In order to try and get back into the swing of things, I have been busy listing more antique and vintage stock to KT Miniatures website these past few days. I am delighted to say that business has been brisk and many of the new additions have already been sold, including this tiny antique turned bone bottle and the weeniest bone dice I have ever seen! So before they are despatched to the customer, I thought I would show you them on here. 
 I believe this to be of Japanese origin and it is some sort of turned animal bone in the shape of a bottle. The exterior has been decorated in a floral design, not dissimilar to some found on antique Japanese made dolls house furniture. Is difficult to know exactly how old this is but I suspect it is pretty old, probably early 1900s but the previous owner thought it could even be late 1800s. To be honest, I am not sure we will ever know?

Anyway, the bottle unscrews in half and inside there is the weeniest pair of dice  I think I have ever seen!

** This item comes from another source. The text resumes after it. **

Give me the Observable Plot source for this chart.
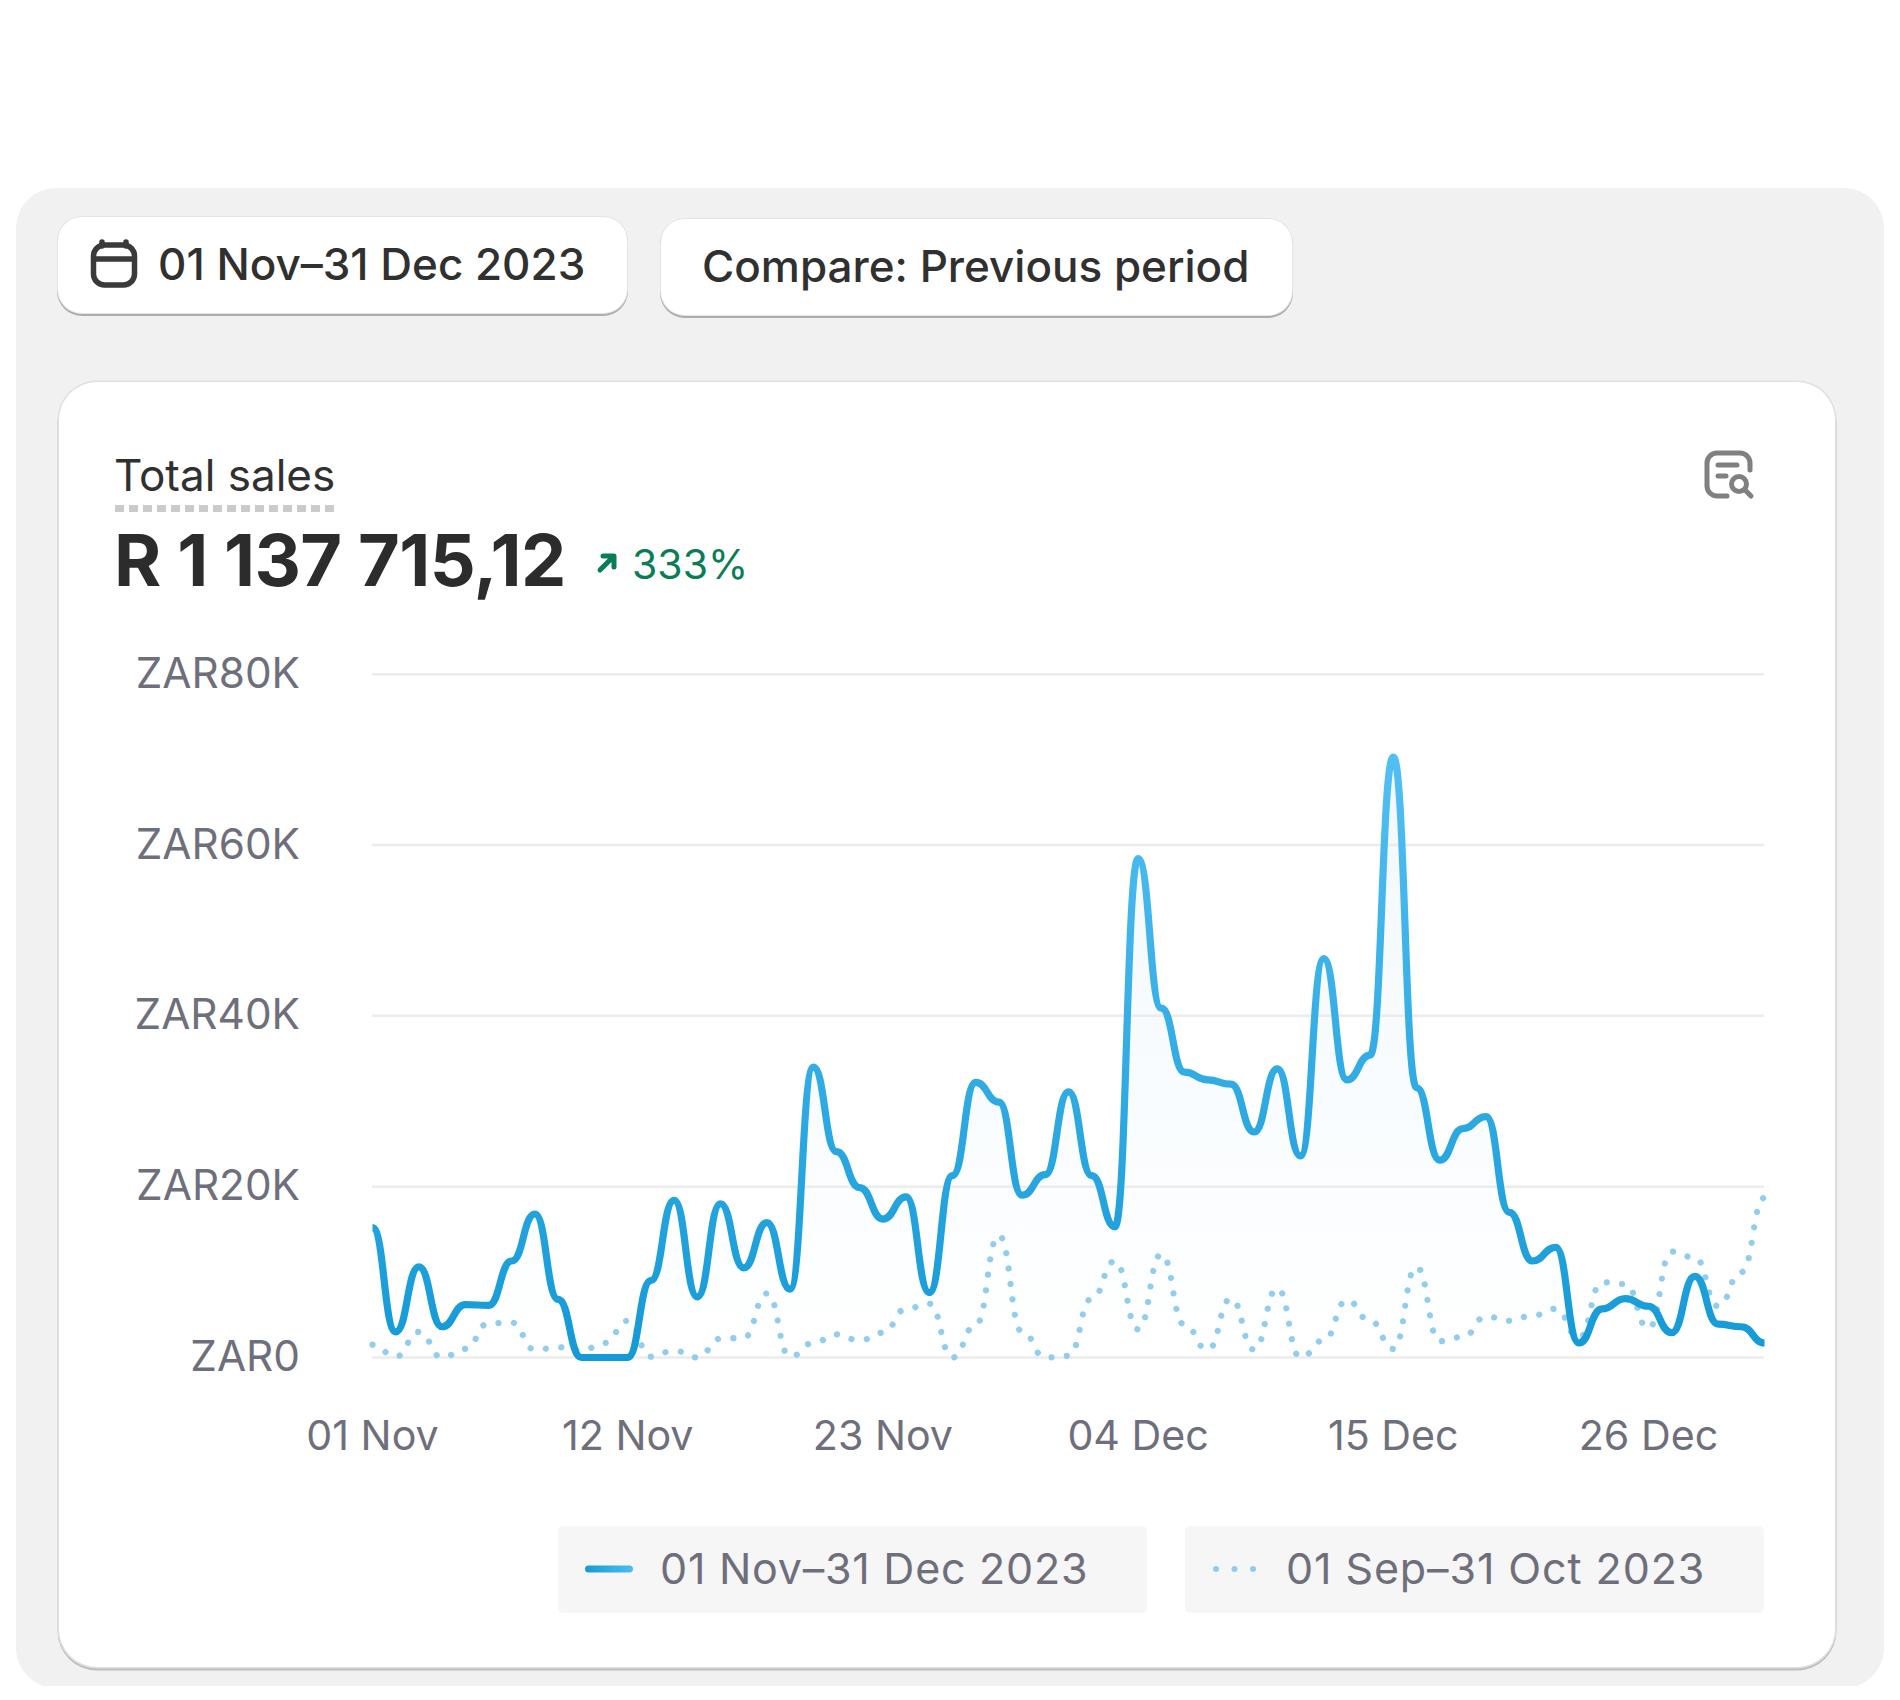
<!DOCTYPE html>
<html><head><meta charset="utf-8">
<script src="https://cdn.jsdelivr.net/npm/d3@7"></script>
<script src="https://cdn.jsdelivr.net/npm/@observablehq/plot@0.6"></script>
<style>
html,body{margin:0;padding:0;background:#fff;font-family:Inter,sans-serif;}
#page{position:relative;width:1900px;height:1700px;overflow:hidden;}
#clip{position:absolute;left:0;top:0;width:1900px;height:1686px;overflow:hidden;}
#panel{position:absolute;left:16px;top:188px;width:1868px;height:1500px;background:#f1f1f1;border-radius:40px;}
.btn{position:absolute;background:#fff;border-radius:24px;box-shadow:0 0 0 1px #e4e4e4,0 2px 0 1px #adadad;}
#card{position:absolute;left:59px;top:382px;width:1776px;height:1285px;background:#fff;border-radius:38px;box-shadow:0 0 0 1.5px #e0e0e0,0 2px 0 1.5px #bdbdbd;}
.t{position:absolute;white-space:nowrap;line-height:1;}
.lg{position:absolute;background:#f6f6f6;border-radius:5px;top:1526px;height:87px;}
#chart{position:absolute;left:0;top:600px;}
#chart svg{overflow:visible;background:transparent;}
</style></head>
<body><div id="page">
<div id="clip"><div id="panel"></div></div>
<div class="btn" style="left:58px;top:217px;width:569px;height:96px"></div>
<div class="btn" style="left:661px;top:219px;width:631px;height:96px"></div>
<svg style="position:absolute;left:88px;top:238px" width="52" height="52" viewBox="0 0 52 52" fill="none" stroke="#3a3a3a" stroke-width="5.5" stroke-linecap="round"><path d="M14 8V4M38 8V4"/><rect x="5.5" y="7" width="41" height="40" rx="11"/><path d="M6 21H46"/></svg>
<div class="t" id="b1" style="left:158px;top:242px;font-size:44px;font-weight:500;color:#303030">01 Nov–31 Dec 2023</div>
<div class="t" id="b2" style="left:702px;top:244px;font-size:44px;font-weight:500;color:#303030">Compare: Previous period</div>
<div id="card"></div>
<div class="t" style="left:114px;top:453px;font-size:44px;color:#303030">Total sales</div>
<div style="position:absolute;left:115px;top:505px;width:222px;height:7px;background:repeating-linear-gradient(90deg,#cbcbcb 0 9px,transparent 9px 14px)"></div>
<div class="t" style="left:114px;top:524px;font-size:72px;font-weight:700;color:#2c2c2c;letter-spacing:-.6px">R 1 137 715,12</div>
<svg style="position:absolute;left:595px;top:551px" width="24" height="24" viewBox="0 0 24 24" fill="none" stroke="#0a7d56" stroke-width="5" stroke-linecap="round" stroke-linejoin="round"><path d="M5 19L17 7M8 5H19V16"/></svg>
<div class="t" style="left:632px;top:544px;font-size:41px;color:#0a7d56">333%</div>
<svg style="position:absolute;left:1703px;top:449px" width="54" height="54" viewBox="0 0 54 54" fill="none" stroke="#808080" stroke-width="5" stroke-linecap="round"><path d="M24 47H14a10 10 0 0 1-10-10V14A10 10 0 0 1 14 4H37a10 10 0 0 1 10 10V21"/><path d="M15 16H34M15 27H23"/><circle cx="36" cy="35" r="7.5"/><path d="M42 41L48 47"/></svg>
<div id="chart"></div>
<div class="lg" style="left:558px;width:589px"></div>
<div class="lg" style="left:1185px;width:579px"></div>
<svg style="position:absolute;left:580px;top:1560px" width="60" height="18"><defs><linearGradient id="sw" x1="0" x2="1" y1="0" y2="0"><stop offset="0" stop-color="#149ad6"/><stop offset="1" stop-color="#4dbdf2"/></linearGradient></defs><rect x="5" y="5.5" width="48" height="7" rx="3.5" fill="url(#sw)"/></svg>
<div class="t lgt" style="left:660px;top:1547px;font-size:43px;color:#6f6f7c;letter-spacing:.75px">01 Nov–31 Dec 2023</div>
<svg style="position:absolute;left:1208px;top:1560px" width="60" height="18"><path d="M8 9H52" stroke="#8fcdf0" stroke-width="6" stroke-linecap="round" stroke-dasharray="0.01 18.5"/></svg>
<div class="t lgt" style="left:1286px;top:1547px;font-size:43px;color:#6f6f7c;letter-spacing:.9px">01 Sep–31 Oct 2023</div>
</div>
<script>
const startDate = "2023-11-01";
const currentValues = [15.2,3.0,10.6,3.6,6.2,6.1,11.3,16.8,6.8,0,0,0,9.0,18.4,7.1,18.0,10.5,15.8,8.0,34.0,24.1,19.9,16.2,18.8,7.6,21.3,32.2,29.9,19.0,21.4,31.1,21.3,15.3,58.4,40.9,33.4,32.5,32.0,26.4,33.8,23.6,46.7,32.5,35.4,70.3,31.6,23.1,26.8,28.2,17.0,11.3,12.9,1.7,5.7,6.9,6.0,2.9,9.5,3.9,3.6,1.7];
const previousValues = [1.5,0.1,3.0,0,1.0,4.0,4.1,0.9,1.2,0.8,1.7,4.3,0.1,0.8,0,2.2,2.3,7.5,0.1,1.7,2.7,2.0,2.9,5.7,6.3,0,3.8,14.3,3.0,0,0.2,6.9,11.3,3.3,12.1,3.8,0.9,6.9,0.9,8.1,0,2.0,6.7,4.3,1.0,10.6,1.9,2.4,4.8,4.3,4.9,5.7,2.3,8.8,8.6,3.4,12.4,11.7,6.0,10.0,18.7];
const yTickValues = [0,20,40,60,80];
const xTickDays = [0,11,22,33,44,55];

const day0 = new Date(startDate + "T00:00:00Z");
const dateOf = i => d3.utcDay.offset(day0, i);
const current = currentValues.map((v,i)=>({date:dateOf(i),value:v}));
const previous = previousValues.map((v,i)=>({date:dateOf(i),value:v}));

const gradients = () => {
  const defs = d3.create("svg:defs");
  const l = defs.append("linearGradient").attr("id","lineGrad").attr("x1",0).attr("x2",0).attr("y1",0).attr("y2",1);
  l.append("stop").attr("offset","0%").attr("stop-color","#52bff3");
  l.append("stop").attr("offset","100%").attr("stop-color","#149ad6");
  const a = defs.append("linearGradient").attr("id","areaGrad").attr("x1",0).attr("x2",0).attr("y1",0).attr("y2",1);
  a.append("stop").attr("offset","0%").attr("stop-color","#f1f8fd");
  a.append("stop").attr("offset","100%").attr("stop-color","#ffffff");
  return defs.node();
};

const plot = Plot.plot({
  width:1900, height:900,
  marginLeft:372, marginRight:136, marginTop:73.7, marginBottom:143,
  style:{background:"transparent",fontFamily:"Inter, sans-serif"},
  x:{type:"utc",domain:[dateOf(0),dateOf(60)]},
  y:{domain:[0,80]},
  marks:[
    gradients,
    Plot.areaY(current,{x:"date",y:"value",curve:"bump-x",fill:"url(#areaGrad)"}),
    Plot.ruleY(yTickValues,{stroke:"#ececec",strokeWidth:2.5}),
    Plot.line(previous,{x:"date",y:"value",curve:"bump-x",stroke:"#92cdee",strokeWidth:6.2,strokeDasharray:"0.01 15.5",strokeLinecap:"round"}),
    Plot.line(current,{x:"date",y:"value",curve:"bump-x",stroke:"url(#lineGrad)",strokeWidth:7.2,strokeLinejoin:"round",strokeLinecap:"butt"}),
    Plot.axisY({ticks:yTickValues,tickSize:0,tickPadding:72.5,label:null,fontSize:42.3,fill:"#6f6f7c",fontVariant:"normal",tickFormat:d=>`ZAR${d===0?"0":d+"K"}`}),
    Plot.axisX({ticks:xTickDays.map(dateOf),tickSize:0,tickPadding:63,label:null,fontSize:41.2,fill:"#6f6f7c",fontVariant:"normal",tickFormat:d3.utcFormat("%d %b")})
  ]
});
document.getElementById("chart").appendChild(plot);
</script>
</body></html>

This is truly exquisite. 
 In order to try to demonstrate how tiny the dice are, I have endeavoured to photograph them standing on the end of my forefinger!! How on earth did these not get mislaid over the years?!  The dots on the dice are either in black or red ink, and are a little random ie. not precise in places, but I think they can be forgiven...I cannot even see the dots at all without my glasses on, they are so small! The bottle stands at a height of 1 1/8" and each dice measures approx 1/16" cubed. 

The new owner is a big fan of Japanese items and these will certainly be going to a good home.

I am hoping to continue listing more antique and vintage items as and when I can, just as I used to before recent events.